■ What this task involves ■
Scan the data below for the string "chart". Copy every line where it appears.

■ Data for processing ■
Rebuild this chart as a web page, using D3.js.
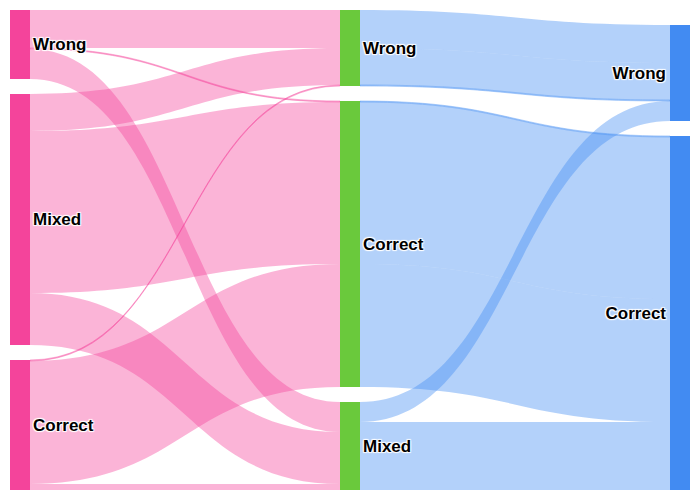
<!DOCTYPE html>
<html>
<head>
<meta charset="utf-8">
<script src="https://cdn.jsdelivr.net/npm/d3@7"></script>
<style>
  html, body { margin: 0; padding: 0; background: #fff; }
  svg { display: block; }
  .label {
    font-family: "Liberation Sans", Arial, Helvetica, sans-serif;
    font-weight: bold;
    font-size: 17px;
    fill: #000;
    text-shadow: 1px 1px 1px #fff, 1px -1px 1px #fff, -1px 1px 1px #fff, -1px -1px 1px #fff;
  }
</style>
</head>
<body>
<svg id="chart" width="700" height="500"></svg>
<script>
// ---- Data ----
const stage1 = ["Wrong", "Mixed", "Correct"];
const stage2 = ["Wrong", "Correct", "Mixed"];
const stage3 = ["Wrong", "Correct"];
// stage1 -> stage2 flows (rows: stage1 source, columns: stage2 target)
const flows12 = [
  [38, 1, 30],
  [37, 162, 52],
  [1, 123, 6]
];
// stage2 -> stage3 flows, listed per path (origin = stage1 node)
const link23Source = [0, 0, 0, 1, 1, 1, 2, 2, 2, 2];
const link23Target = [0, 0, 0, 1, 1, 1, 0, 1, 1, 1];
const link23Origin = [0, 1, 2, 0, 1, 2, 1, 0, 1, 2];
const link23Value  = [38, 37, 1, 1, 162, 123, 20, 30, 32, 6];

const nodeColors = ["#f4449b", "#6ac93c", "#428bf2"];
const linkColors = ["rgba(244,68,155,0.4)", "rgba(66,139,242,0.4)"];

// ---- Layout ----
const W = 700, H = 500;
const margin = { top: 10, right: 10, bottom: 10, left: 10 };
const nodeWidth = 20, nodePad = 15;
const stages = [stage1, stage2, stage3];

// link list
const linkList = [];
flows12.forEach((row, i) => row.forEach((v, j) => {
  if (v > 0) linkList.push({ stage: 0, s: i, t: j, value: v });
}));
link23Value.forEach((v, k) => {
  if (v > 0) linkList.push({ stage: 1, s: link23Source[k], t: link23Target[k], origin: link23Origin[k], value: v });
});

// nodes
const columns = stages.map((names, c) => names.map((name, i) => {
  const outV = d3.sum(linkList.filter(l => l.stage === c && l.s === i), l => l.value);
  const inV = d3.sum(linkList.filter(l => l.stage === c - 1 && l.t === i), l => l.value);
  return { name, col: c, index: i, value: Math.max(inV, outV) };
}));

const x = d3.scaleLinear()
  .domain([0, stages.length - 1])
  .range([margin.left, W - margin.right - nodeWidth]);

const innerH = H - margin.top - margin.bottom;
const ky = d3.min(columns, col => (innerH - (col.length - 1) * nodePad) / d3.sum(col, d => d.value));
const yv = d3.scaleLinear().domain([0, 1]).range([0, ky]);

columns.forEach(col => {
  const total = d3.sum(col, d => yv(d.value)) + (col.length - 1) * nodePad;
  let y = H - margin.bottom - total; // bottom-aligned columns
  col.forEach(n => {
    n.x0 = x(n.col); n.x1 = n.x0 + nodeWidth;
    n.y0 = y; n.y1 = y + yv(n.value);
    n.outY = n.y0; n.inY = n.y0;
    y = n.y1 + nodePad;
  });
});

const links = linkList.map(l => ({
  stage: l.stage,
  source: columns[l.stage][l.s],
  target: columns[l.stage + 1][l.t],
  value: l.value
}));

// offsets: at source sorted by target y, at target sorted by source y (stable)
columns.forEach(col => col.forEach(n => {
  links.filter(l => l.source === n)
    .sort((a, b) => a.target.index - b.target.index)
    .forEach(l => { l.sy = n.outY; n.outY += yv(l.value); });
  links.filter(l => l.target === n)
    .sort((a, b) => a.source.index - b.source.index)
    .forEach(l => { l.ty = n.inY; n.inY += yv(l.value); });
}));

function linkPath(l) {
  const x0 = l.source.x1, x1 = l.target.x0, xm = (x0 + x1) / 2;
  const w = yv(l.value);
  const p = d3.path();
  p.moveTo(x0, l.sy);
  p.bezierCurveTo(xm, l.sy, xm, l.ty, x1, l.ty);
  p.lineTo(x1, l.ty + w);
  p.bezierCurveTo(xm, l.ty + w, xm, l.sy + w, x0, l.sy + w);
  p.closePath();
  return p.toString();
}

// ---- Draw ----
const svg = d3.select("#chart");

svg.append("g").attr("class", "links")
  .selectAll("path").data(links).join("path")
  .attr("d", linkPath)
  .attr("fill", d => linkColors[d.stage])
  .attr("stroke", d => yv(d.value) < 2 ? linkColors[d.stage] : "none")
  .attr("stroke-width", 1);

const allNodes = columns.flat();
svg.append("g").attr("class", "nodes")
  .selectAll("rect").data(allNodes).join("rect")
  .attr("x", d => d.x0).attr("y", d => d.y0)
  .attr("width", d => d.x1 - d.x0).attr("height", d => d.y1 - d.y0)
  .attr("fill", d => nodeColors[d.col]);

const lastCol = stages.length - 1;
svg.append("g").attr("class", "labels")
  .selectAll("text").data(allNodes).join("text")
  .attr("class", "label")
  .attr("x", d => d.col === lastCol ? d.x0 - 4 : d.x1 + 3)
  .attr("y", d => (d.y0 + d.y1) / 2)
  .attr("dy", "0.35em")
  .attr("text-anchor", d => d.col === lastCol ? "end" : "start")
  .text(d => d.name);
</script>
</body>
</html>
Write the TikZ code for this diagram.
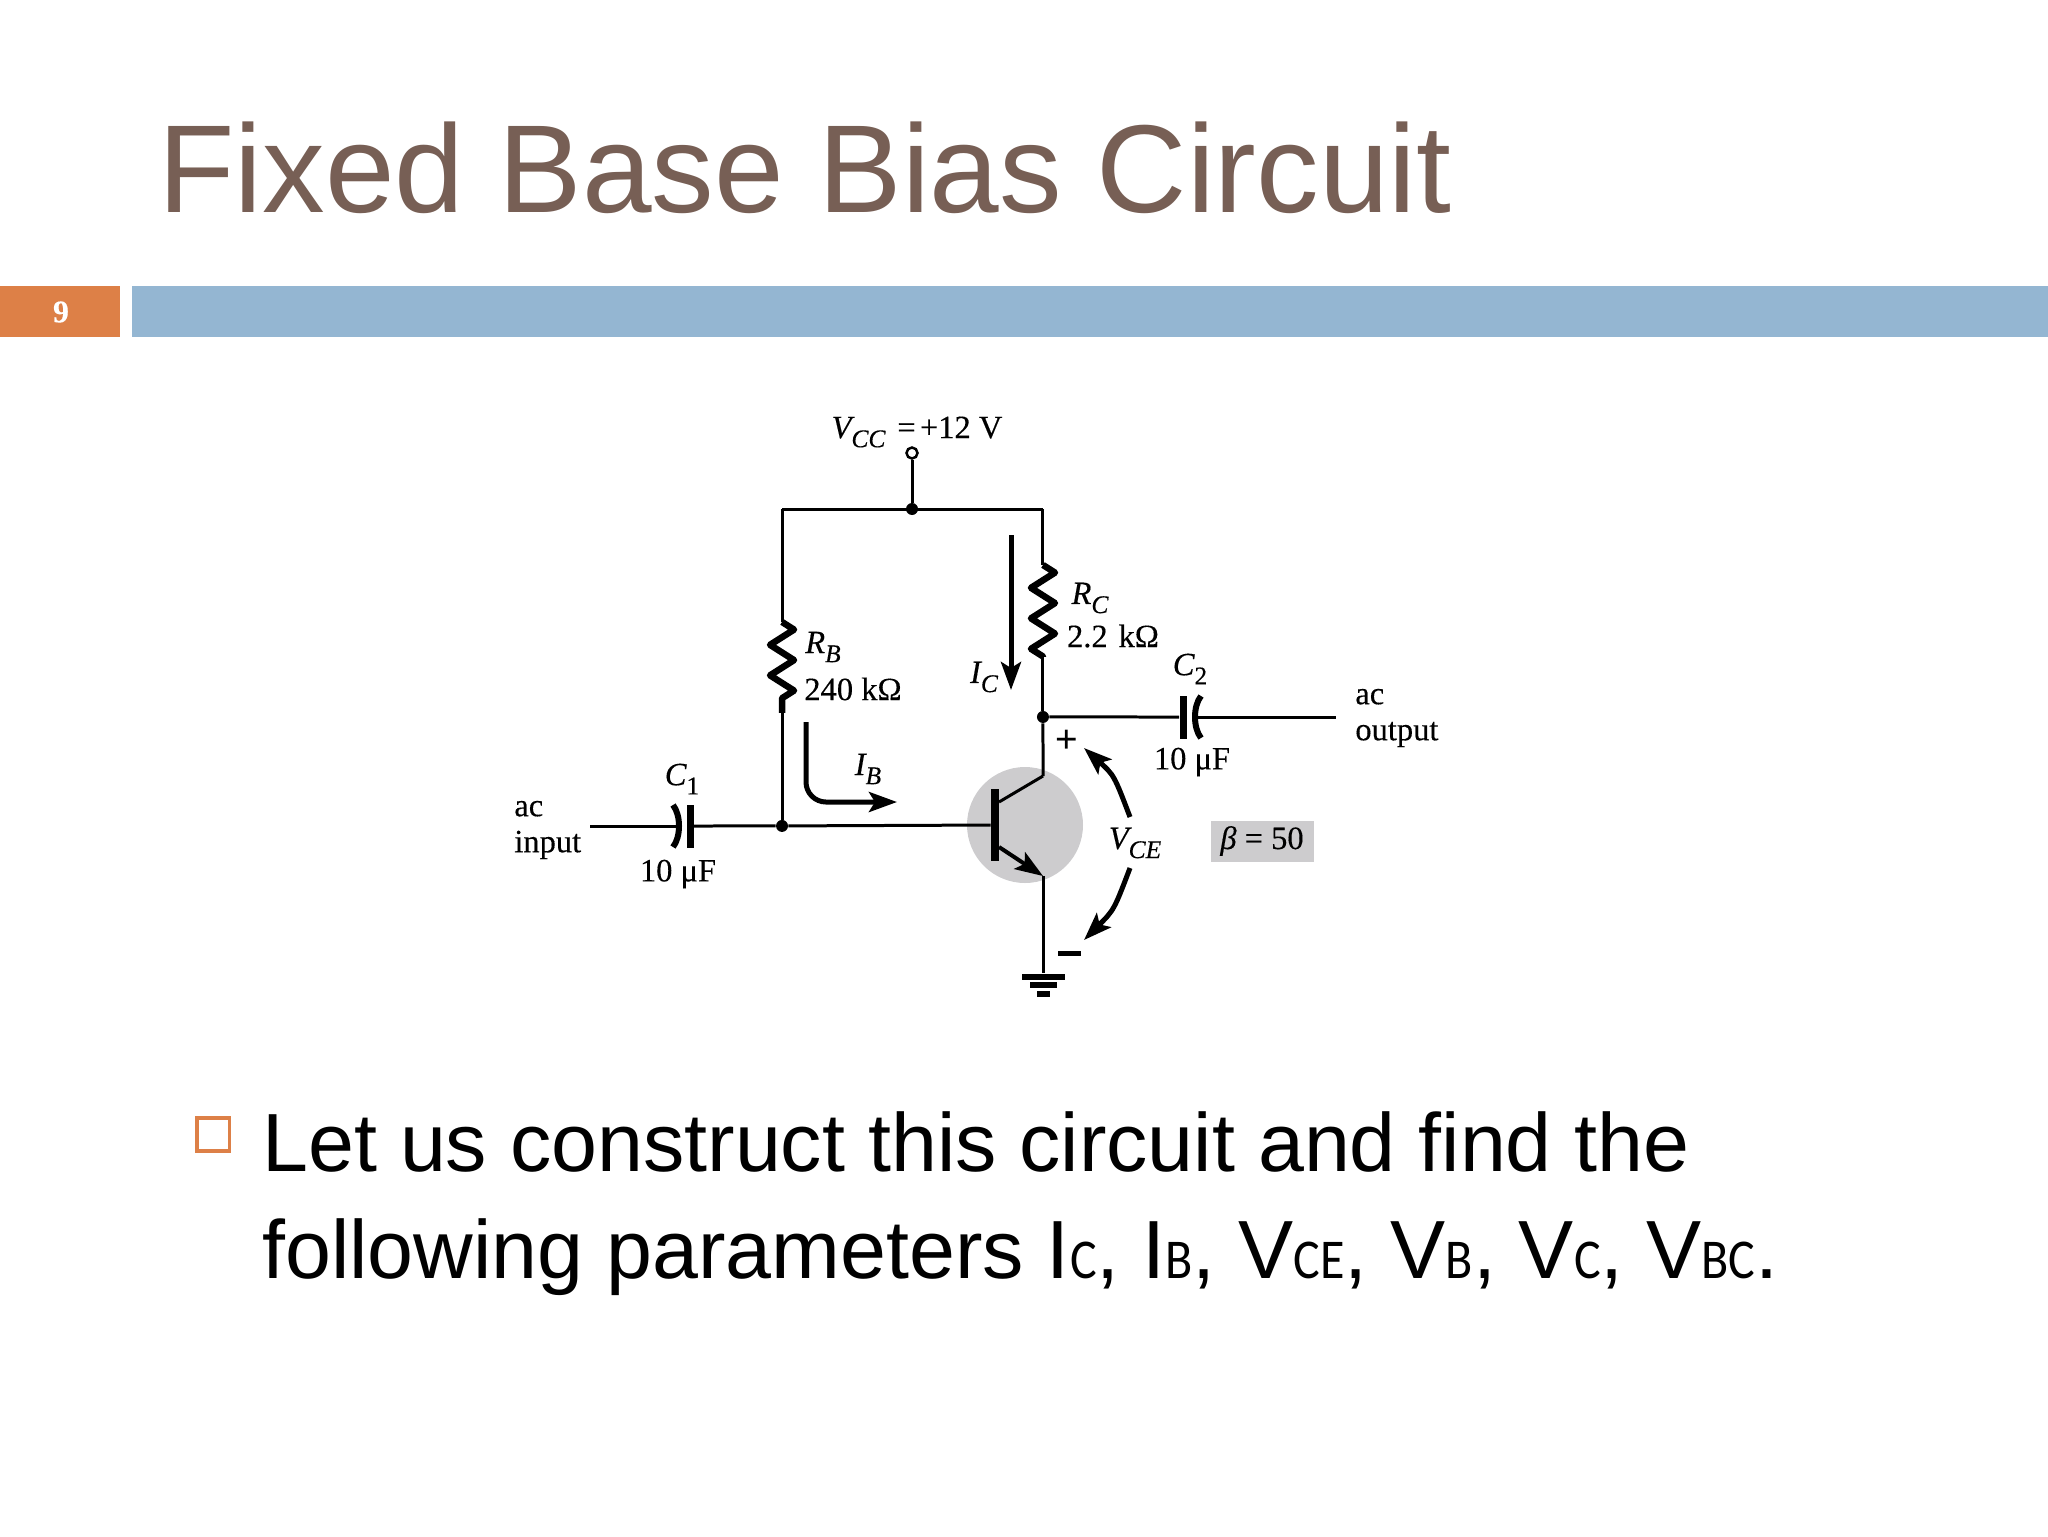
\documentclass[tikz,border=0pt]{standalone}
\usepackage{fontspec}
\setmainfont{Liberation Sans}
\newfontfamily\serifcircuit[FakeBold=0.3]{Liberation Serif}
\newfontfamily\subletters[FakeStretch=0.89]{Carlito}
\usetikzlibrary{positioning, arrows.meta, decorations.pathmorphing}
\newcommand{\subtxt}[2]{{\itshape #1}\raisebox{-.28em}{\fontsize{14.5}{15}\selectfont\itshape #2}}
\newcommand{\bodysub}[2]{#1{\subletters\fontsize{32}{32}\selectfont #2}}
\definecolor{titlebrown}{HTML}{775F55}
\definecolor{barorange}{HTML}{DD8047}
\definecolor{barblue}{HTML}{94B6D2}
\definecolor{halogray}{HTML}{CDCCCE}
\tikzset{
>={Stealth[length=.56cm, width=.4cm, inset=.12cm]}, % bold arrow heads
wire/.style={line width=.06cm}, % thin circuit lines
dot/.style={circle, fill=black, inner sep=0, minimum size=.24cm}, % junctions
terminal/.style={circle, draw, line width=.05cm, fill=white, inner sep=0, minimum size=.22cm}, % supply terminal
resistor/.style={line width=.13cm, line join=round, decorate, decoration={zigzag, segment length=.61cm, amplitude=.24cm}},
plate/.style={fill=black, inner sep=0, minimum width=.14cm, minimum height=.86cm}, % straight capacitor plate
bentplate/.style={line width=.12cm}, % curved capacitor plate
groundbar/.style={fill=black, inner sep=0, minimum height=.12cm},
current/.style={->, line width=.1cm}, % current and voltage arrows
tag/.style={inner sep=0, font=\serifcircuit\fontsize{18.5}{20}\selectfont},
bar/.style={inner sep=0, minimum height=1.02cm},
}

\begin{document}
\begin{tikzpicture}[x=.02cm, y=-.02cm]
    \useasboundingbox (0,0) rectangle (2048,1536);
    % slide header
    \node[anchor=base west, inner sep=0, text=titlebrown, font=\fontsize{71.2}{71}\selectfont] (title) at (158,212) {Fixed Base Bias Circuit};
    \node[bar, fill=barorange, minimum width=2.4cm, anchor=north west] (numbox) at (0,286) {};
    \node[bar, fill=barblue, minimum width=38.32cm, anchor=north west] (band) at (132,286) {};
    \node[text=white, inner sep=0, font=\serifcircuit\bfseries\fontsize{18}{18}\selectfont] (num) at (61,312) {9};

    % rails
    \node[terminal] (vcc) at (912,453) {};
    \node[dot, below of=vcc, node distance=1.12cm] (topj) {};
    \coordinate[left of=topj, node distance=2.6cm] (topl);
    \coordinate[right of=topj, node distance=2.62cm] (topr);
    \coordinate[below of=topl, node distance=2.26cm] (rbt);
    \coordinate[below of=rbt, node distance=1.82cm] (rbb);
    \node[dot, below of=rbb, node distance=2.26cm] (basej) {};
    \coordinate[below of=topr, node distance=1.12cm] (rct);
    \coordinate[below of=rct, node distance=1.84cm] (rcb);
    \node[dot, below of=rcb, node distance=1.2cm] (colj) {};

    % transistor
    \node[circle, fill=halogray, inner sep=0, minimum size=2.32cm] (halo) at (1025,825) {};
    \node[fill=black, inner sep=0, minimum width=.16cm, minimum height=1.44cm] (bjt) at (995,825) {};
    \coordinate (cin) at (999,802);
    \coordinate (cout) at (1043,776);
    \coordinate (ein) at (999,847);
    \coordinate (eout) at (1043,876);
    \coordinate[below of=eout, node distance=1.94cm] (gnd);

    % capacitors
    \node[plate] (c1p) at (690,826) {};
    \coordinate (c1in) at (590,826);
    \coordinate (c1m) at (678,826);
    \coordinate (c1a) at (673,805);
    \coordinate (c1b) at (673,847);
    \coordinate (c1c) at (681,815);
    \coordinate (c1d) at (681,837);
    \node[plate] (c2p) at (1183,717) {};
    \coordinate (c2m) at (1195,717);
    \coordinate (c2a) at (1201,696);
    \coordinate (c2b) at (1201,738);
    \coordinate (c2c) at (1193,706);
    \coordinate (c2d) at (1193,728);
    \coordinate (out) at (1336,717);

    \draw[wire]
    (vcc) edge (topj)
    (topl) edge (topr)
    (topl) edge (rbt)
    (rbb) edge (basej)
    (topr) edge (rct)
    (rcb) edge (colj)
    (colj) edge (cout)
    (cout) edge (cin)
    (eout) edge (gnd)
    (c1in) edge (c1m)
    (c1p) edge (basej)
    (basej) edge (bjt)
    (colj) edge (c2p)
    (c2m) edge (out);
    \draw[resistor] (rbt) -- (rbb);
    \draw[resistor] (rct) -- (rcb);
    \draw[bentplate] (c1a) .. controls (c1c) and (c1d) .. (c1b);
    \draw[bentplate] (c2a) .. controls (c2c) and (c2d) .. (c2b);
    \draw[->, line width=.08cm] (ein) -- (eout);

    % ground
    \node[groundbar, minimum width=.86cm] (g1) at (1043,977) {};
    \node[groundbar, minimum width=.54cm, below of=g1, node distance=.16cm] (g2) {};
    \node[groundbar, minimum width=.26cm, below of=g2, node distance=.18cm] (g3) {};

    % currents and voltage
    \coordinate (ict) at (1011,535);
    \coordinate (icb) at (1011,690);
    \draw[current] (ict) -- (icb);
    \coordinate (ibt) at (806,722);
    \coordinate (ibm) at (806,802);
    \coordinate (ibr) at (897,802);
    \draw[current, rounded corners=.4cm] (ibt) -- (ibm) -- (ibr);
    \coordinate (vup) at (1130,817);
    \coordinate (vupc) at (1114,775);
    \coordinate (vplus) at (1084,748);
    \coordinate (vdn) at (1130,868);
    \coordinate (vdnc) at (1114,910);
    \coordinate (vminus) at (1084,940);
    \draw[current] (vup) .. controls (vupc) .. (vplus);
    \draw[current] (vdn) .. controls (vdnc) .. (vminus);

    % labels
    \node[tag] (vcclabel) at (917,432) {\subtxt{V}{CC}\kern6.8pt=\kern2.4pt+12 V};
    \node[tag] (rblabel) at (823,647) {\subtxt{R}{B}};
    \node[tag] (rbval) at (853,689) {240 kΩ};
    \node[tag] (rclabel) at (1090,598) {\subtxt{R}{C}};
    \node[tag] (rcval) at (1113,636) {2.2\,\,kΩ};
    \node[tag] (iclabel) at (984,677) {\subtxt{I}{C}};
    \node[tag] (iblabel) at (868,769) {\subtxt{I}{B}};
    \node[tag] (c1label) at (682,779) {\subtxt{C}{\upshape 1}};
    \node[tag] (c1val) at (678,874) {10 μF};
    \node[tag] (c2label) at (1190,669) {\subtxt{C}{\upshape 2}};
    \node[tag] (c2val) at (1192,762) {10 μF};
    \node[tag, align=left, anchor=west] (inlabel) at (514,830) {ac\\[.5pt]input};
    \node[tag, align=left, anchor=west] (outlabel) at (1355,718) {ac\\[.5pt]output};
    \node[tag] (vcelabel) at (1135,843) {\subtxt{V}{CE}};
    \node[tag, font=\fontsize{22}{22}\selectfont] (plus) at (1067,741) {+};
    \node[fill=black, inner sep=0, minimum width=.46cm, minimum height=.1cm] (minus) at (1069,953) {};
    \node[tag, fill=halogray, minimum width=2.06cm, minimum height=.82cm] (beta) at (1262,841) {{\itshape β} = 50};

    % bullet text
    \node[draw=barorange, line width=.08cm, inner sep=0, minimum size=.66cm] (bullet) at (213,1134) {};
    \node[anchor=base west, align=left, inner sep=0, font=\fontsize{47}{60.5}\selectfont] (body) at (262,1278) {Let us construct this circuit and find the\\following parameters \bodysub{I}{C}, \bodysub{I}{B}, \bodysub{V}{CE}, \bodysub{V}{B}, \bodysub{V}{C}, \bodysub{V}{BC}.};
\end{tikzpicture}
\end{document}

■ Final result ■
Rebuild this chart as a web page, using D3.js.
<svg id="chart" width="700" height="500"></svg>
const svg = d3.select("#chart");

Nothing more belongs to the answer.